Lease Validity and Part Performance
The court considered the validity of the farm lease between Watts and the respondents, concluding that the lease was enforceable despite it lacking formal acknowledgment. It recognized that the doctrine of part performance could apply, allowing the respondents to demonstrate reliance on the lease through their actions, such as planting and maintaining crops. The court stated that the statute of frauds does not automatically invalidate leases if the parties have acted in accordance with the lease terms and relied on its validity. The evidence showed that the respondents had taken possession of the leased property and incurred expenses based on their understanding of the lease, fulfilling the requirements for equitable estoppel. The trial court's ruling that the lease option was enforceable was thus affirmed, as it was equitable to hold the petitioners accountable for the terms of an agreement that the respondents had reasonably relied upon. This reinforced the court's commitment to uphold fair dealings in contractual relationships, even when formalities were not strictly observed.
Recovery of Lost Future Profits
Additionally, the court addressed the issue of whether respondents could recover lost future profits resulting from the alleged breach of the lease option for the 1992 crop year. The court affirmed that lost profits could be a legitimate measure of damages if they were within the contemplation of both parties at the time the contract was formed.

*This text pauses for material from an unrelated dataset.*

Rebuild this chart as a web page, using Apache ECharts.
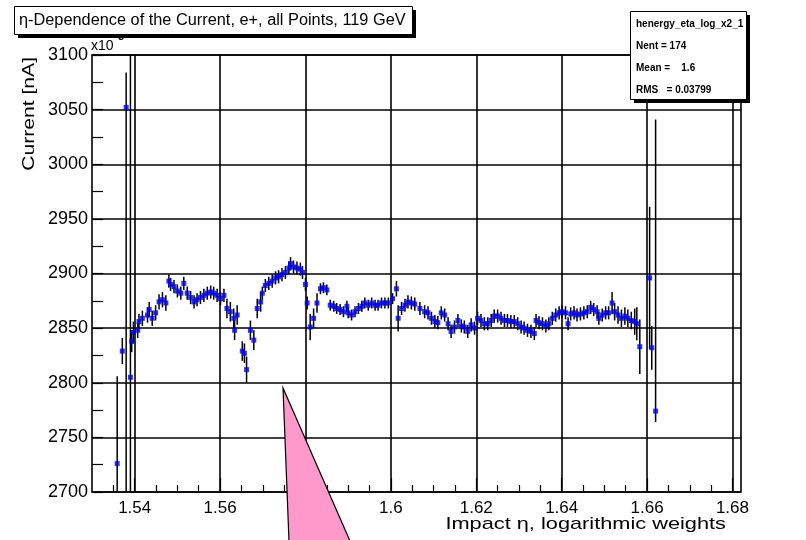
<!DOCTYPE html>
<html><head><meta charset="utf-8">
<script src="https://cdn.jsdelivr.net/npm/echarts@6/dist/echarts.min.js"></script>
<style>html,body{margin:0;padding:0;background:#fff}#c{width:806px;height:540px}</style>
</head><body><div id="c"></div>
<script>
const etaValues = [
1.5359,1.5371,1.5380,1.5390,1.5393,1.5397,1.5407,1.5410,1.5418,1.5430,
1.5434,1.5441,1.5449,1.5457,1.5465,1.5473,1.5480,1.5484,1.5492,1.5500,
1.5508,1.5515,1.5523,1.5531,1.5539,1.5546,1.5554,1.5562,1.5570,1.5578,
1.5585,1.5593,1.5601,1.5609,1.5616,1.5624,1.5632,1.5634,1.5640,1.5652,
1.5657,1.5662,1.5671,1.5679,1.5687,1.5695,1.5699,1.5706,1.5714,1.5722,
1.5730,1.5737,1.5745,1.5753,1.5761,1.5765,1.5772,1.5780,1.5788,1.5793,
1.5800,1.5804,1.5811,1.5819,1.5827,1.5835,1.5842,1.5850,1.5858,1.5866,
1.5873,1.5881,1.5889,1.5897,1.5900,1.5908,1.5916,1.5924,1.5932,1.5939,
1.5947,1.5955,1.5963,1.5970,1.5978,1.5986,1.5994,1.6004,1.6013,1.6017,
1.6025,1.6033,1.6040,1.6048,1.6056,1.6068,1.6079,1.6087,1.6095,1.6103,
1.6110,1.6118,1.6126,1.6134,1.6141,1.6149,1.6157,1.6165,1.6172,1.6180,
1.6188,1.6196,1.6203,1.6211,1.6219,1.6227,1.6235,1.6242,1.6250,1.6258,
1.6266,1.6273,1.6281,1.6289,1.6297,1.6305,1.6312,1.6320,1.6328,1.6336,
1.6340,1.6347,1.6355,1.6363,1.6370,1.6378,1.6386,1.6394,1.6401,1.6409,
1.6415,1.6421,1.6429,1.6436,1.6444,1.6452,1.6460,1.6468,1.6475,1.6483,
1.6487,1.6495,1.6503,1.6510,1.6518,1.6524,1.6532,1.6540,1.6548,1.6555,
1.6563,1.6571,1.6576,1.6583,1.6606,1.6611,1.6620];
const currentValues = [
2726,2829,3052,2805,2838,2846,2848,2856,2859,2862,
2867,2859,2864,2874,2876,2873,2893,2890,2888,2884,
2882,2891,2882,2878,2874,2876,2878,2880,2882,2883,
2882,2880,2877,2880,2868,2865,2859,2848,2862,2829,
2827,2812,2848,2839,2868,2874,2882,2889,2891,2893,
2896,2897,2899,2901,2905,2909,2906,2905,2904,2901,
2890,2873,2851,2859,2873,2886,2887,2885,2871,2870,
2868,2867,2865,2870,2864,2862,2865,2868,2870,2873,
2871,2873,2871,2871,2873,2873,2873,2877,2886,2859,
2868,2871,2874,2873,2872,2868,2865,2864,2859,2856,
2855,2864,2862,2854,2847,2851,2857,2852,2851,2847,
2853,2850,2859,2857,2854,2854,2857,2861,2861,2859,
2857,2857,2856,2856,2854,2851,2850,2848,2847,2845,
2857,2855,2854,2852,2854,2859,2862,2864,2865,2864,
2854,2863,2864,2862,2863,2864,2865,2869,2867,2865,
2859,2862,2864,2864,2873,2865,2862,2859,2861,2859,
2857,2856,2854,2833,2896,2832,2774];
const errDown = [
80,12,360,400,10,10,7,7,7,7,
7,7,7,7,7,7,6,6,6,6,
6,6,6,6,6,6,6,6,6,6,
6,6,6,6,9,9,9,9,9,9,
9,12,9,9,9,9,6,6,6,6,
6,6,6,6,6,6,6,6,6,6,
6,6,12,9,9,5,5,5,5,5,
5,5,5,5,5,5,5,5,5,5,
5,5,5,5,5,5,5,5,7,12,
6,6,6,6,6,6,6,6,6,6,
6,6,6,6,6,6,6,6,6,6,
6,6,6,6,6,6,6,6,6,6,
6,6,6,6,6,6,6,6,6,6,
6,6,6,6,6,6,6,6,6,6,
6,6,6,6,6,6,6,6,6,6,
6,6,6,6,10,8,8,8,8,8,
8,12,15,25,65,20,10];
const errUp = [
80,12,32,400,10,10,7,7,7,7,
7,7,7,7,7,7,6,6,6,6,
6,6,6,6,6,6,6,6,6,6,
6,6,6,6,9,9,9,9,9,9,
9,12,9,9,9,9,6,6,6,6,
6,6,6,6,6,6,6,6,6,6,
6,6,12,9,9,5,5,5,5,5,
5,5,5,5,5,5,5,5,5,5,
5,5,5,5,5,5,5,5,7,12,
6,6,6,6,6,6,6,6,6,6,
6,6,6,6,6,6,6,6,6,6,
6,6,6,6,6,6,6,6,6,6,
6,6,6,6,6,6,6,6,6,6,
6,6,6,6,6,6,6,6,6,6,
6,6,6,6,6,6,6,6,6,6,
6,6,6,6,10,8,8,8,8,8,
8,12,15,25,65,20,267];
const xMajorTicks = [1.54,1.56,1.58,1.60,1.62,1.64,1.66,1.68];
const xMinorTicks = [1.535,1.545,1.55,1.555,1.565,1.57,1.575,1.585,1.59,1.595,1.605,1.61,1.615,1.625,1.63,1.635,1.645,1.65,1.655,1.665,1.67,1.675];
const titleText = 'η-Dependence of the Current, e+, all Points, 119 GeV';
const statsLines = ['henergy_eta_log_x2_1','Nent = 174','Mean =    1.6','RMS   = 0.03799'];
const xTitle = 'Impact η, logarithmic weights';
const yTitle = 'Current [nA]';

const FONT = "'Liberation Sans', Arial, Helvetica, sans-serif";
const chart = echarts.init(document.getElementById('c'), null, {renderer: 'canvas'});
const errData = etaValues.map((x, i) => [x, currentValues[i], errDown[i], errUp[i]]);
const ptData = etaValues.map((x, i) => [x, currentValues[i]]);

const option = {
  animation: false,
  backgroundColor: '#fff',
  grid: {left: 92, right: 65, top: 55, bottom: 48, show: true, borderColor: '#000', borderWidth: 1.6, backgroundColor: 'transparent'},
  xAxis: [
    {type: 'value', min: 1.53, max: 1.682,
     axisLine: {show: false},
     axisTick: {customValues: xMajorTicks, inside: true, length: 14, lineStyle: {color: '#000', width: 1.2}},
     axisLabel: {customValues: xMajorTicks, color: '#000', fontFamily: FONT, fontSize: 17, margin: 8},
     splitLine: {show: true, lineStyle: {color: '#000', width: 1.6}}},
    {type: 'value', min: 1.53, max: 1.682, position: 'bottom',
     axisLine: {show: false},
     axisTick: {customValues: xMinorTicks, inside: true, length: 7, lineStyle: {color: '#000', width: 1.2}},
     axisLabel: {show: false}, splitLine: {show: false}}
  ],
  yAxis: {type: 'value', min: 2700, max: 3100, interval: 50,
    axisLine: {show: false},
    axisTick: {show: true, inside: true, length: 11, lineStyle: {color: '#000', width: 1.2}},
    minorTick: {show: true, splitNumber: 2, length: 11, lineStyle: {color: '#000', width: 1.2}},
    minorSplitLine: {show: false},
    axisLabel: {color: '#000', fontFamily: FONT, fontSize: 18, margin: 4, formatter: function (v) { return String(v); }},
    splitLine: {show: true, lineStyle: {color: '#000', width: 1.6}}},
  series: [
    {type: 'custom', xAxisIndex: 0, clip: true, z: 3,
     data: errData, encode: {x: 0, y: 1},
     renderItem: function (params, api) {
       const x = api.value(0), y = api.value(1), lo = api.value(2), hi = api.value(3);
       const p1 = api.coord([x, y - lo]);
       const p2 = api.coord([x, y + hi]);
       return {type: 'line', shape: {x1: p1[0], y1: p1[1], x2: p2[0], y2: p2[1]},
               style: {stroke: '#000', lineWidth: 1.5}};
     }},
    {type: 'scatter', xAxisIndex: 0, data: ptData, symbol: 'rect', symbolSize: 5,
     itemStyle: {color: '#0000ff'}, z: 4, clip: true}
  ],
  graphic: [
    {type: 'text', x: 91, y: 46, z: 50, style: {text: 'x10', fill: '#000', font: '14px ' + FONT, textVerticalAlign: 'middle'}},
    {type: 'text', x: 118, y: 37, z: 50, style: {text: '3', fill: '#000', font: 'bold 11px ' + FONT, textVerticalAlign: 'middle'}},
    {type: 'rect', z: 100, shape: {x: 18, y: 10, width: 398, height: 28}, style: {fill: '#000'}},
    {type: 'rect', z: 101, shape: {x: 14.5, y: 6.5, width: 398, height: 28}, style: {fill: '#fff', stroke: '#000', lineWidth: 1}},
    {type: 'text', z: 102, x: 19, y: 21, scaleX: 1.02, style: {text: titleText, fill: '#000', font: '16px ' + FONT, textVerticalAlign: 'middle'}},
    {type: 'rect', z: 100, shape: {x: 634, y: 15, width: 116, height: 88}, style: {fill: '#000'}},
    {type: 'rect', z: 101, shape: {x: 630.5, y: 11.5, width: 116, height: 88}, style: {fill: '#fff', stroke: '#000', lineWidth: 1}},
    {type: 'text', z: 102, x: 636, y: 24, style: {text: statsLines[0], fill: '#000', font: 'bold 10px ' + FONT, textVerticalAlign: 'middle'}},
    {type: 'text', z: 102, x: 636, y: 46, style: {text: statsLines[1], fill: '#000', font: 'bold 10px ' + FONT, textVerticalAlign: 'middle'}},
    {type: 'text', z: 102, x: 636, y: 68, style: {text: statsLines[2], fill: '#000', font: 'bold 10px ' + FONT, textVerticalAlign: 'middle'}},
    {type: 'text', z: 102, x: 636, y: 90, style: {text: statsLines[3], fill: '#000', font: 'bold 10px ' + FONT, textVerticalAlign: 'middle'}},
    {type: 'text', z: 102, x: 30, y: 57, rotation: Math.PI / 2, scaleX: 1.32, style: {text: yTitle, fill: '#000', font: '16px ' + FONT, textAlign: 'right', textVerticalAlign: 'middle'}},
    {type: 'text', z: 102, x: 726, y: 524, scaleX: 1.28, style: {text: xTitle, fill: '#000', font: '17px ' + FONT, textAlign: 'right', textVerticalAlign: 'middle'}},
    {type: 'polygon', z: 110, shape: {points: [[283, 388], [289, 541], [350, 541]]}, style: {fill: '#ff99cc', stroke: '#000', lineWidth: 1.2}}
  ]
};
chart.setOption(option);
</script></body></html>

It emphasized that the respondents had provided sufficient evidence demonstrating that the anticipated profits from the potato crops were not speculative but rather based on their historical yields and farming experience. By highlighting the plaintiffs' expertise and the regularity of their business practices, the court concluded that the respondents could establish damages with reasonable certainty. The court's decision reinforced the principle that parties may recover lost profits as damages for breach of contract when those profits can be adequately substantiated. Thus, the court upheld the jury's award for lost future profits as appropriate and justified.